United States Supreme Court
231 U.S. 183 (1913)
In United States v. Davis, the defendants were charged with conspiracy to commit offenses against the United States by making and using false affidavits and documents to support a fraudulent claim for land under statutes granting honorably discharged Civil War soldiers and their widows the right to make additional land entries. The indictment alleged violations of sections 28 and 29 of the Penal Code, which correspond to sections 5421 and 5479 of the Revised Statutes. The District Court quashed the indictment, finding that the statutes applied only to forged and counterfeited documents, not merely false or fraudulent ones. The government appealed, seeking a determination on whether the lower court's interpretation of the statute was correct. The procedural history involves a direct appeal to the U.S. Supreme Court from the District Court's order quashing the indictment.
The main issue was whether sections 28 and 29 of the Penal Code included fraudulent documents, not just forged or counterfeited ones, within their provisions.
The U.S. Supreme Court held that sections 28 and 29 of the Penal Code did include fraudulent documents, even if they were not forged or counterfeited, within their provisions.

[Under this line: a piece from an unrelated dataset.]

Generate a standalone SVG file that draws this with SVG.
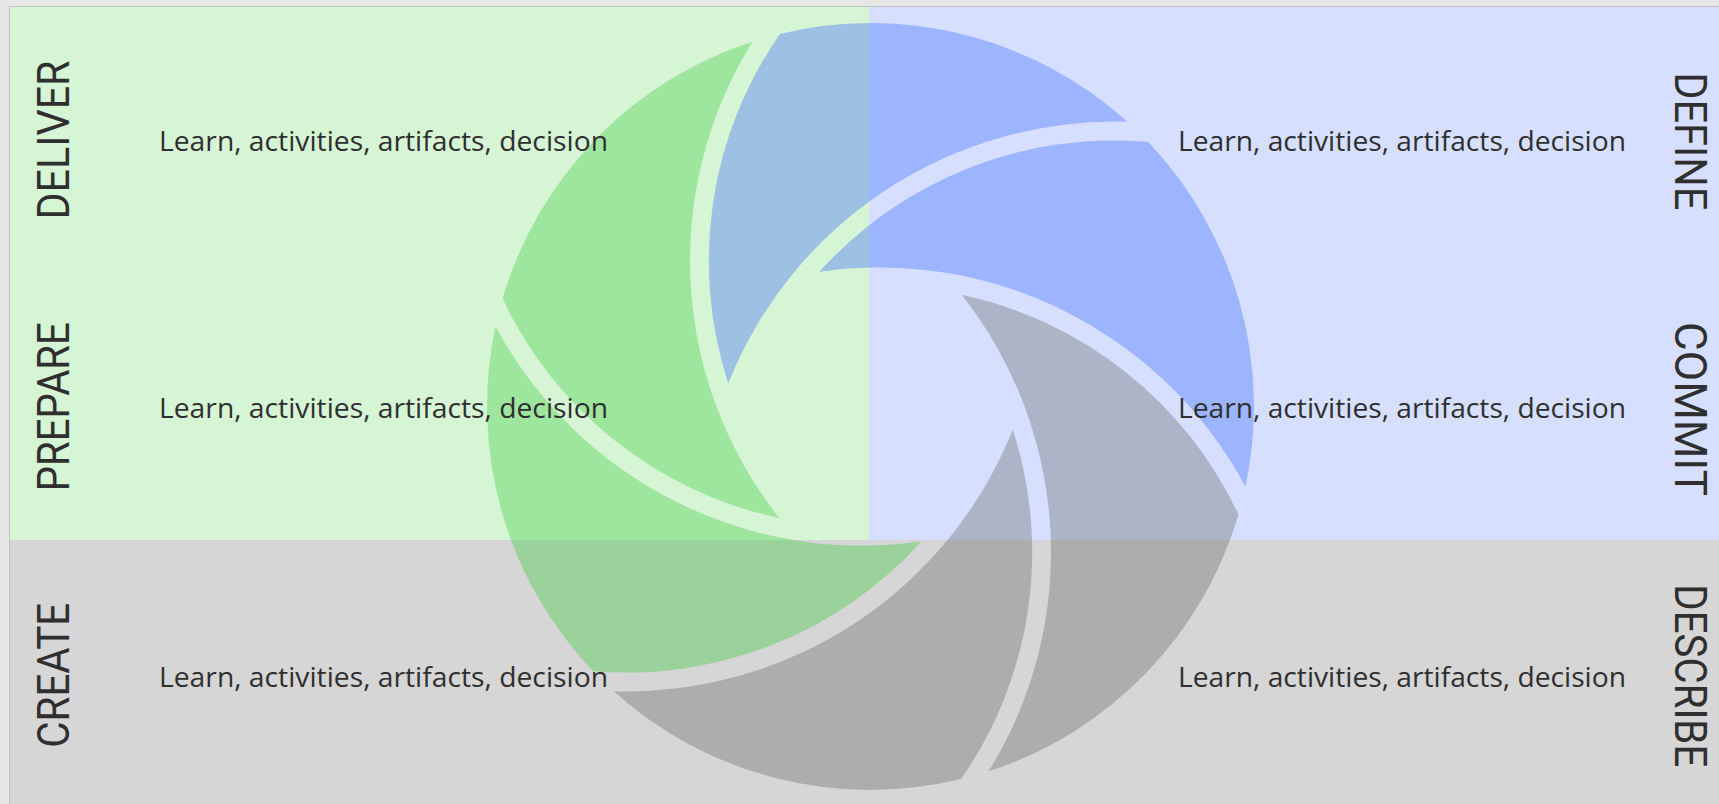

The U.S. Supreme Court reasoned that the language of the third paragraph of section 5421 was sufficiently comprehensive to encompass any fraudulent document, regardless of whether it was forged or counterfeited. The Court emphasized that the broad wording "any deed, power of attorney, order, certificate, receipt, or other writing" demonstrated a legislative intent to cover all fraudulent documents. It contrasted the specific focus on forged documents in the first two paragraphs with the broader scope of the third paragraph. The Court also referenced the earlier case of United States v. Staats, which established that the statute applied to false affidavits that were not technically forged. The Court concluded that the lower court's interpretation was incorrect and reversed its judgment.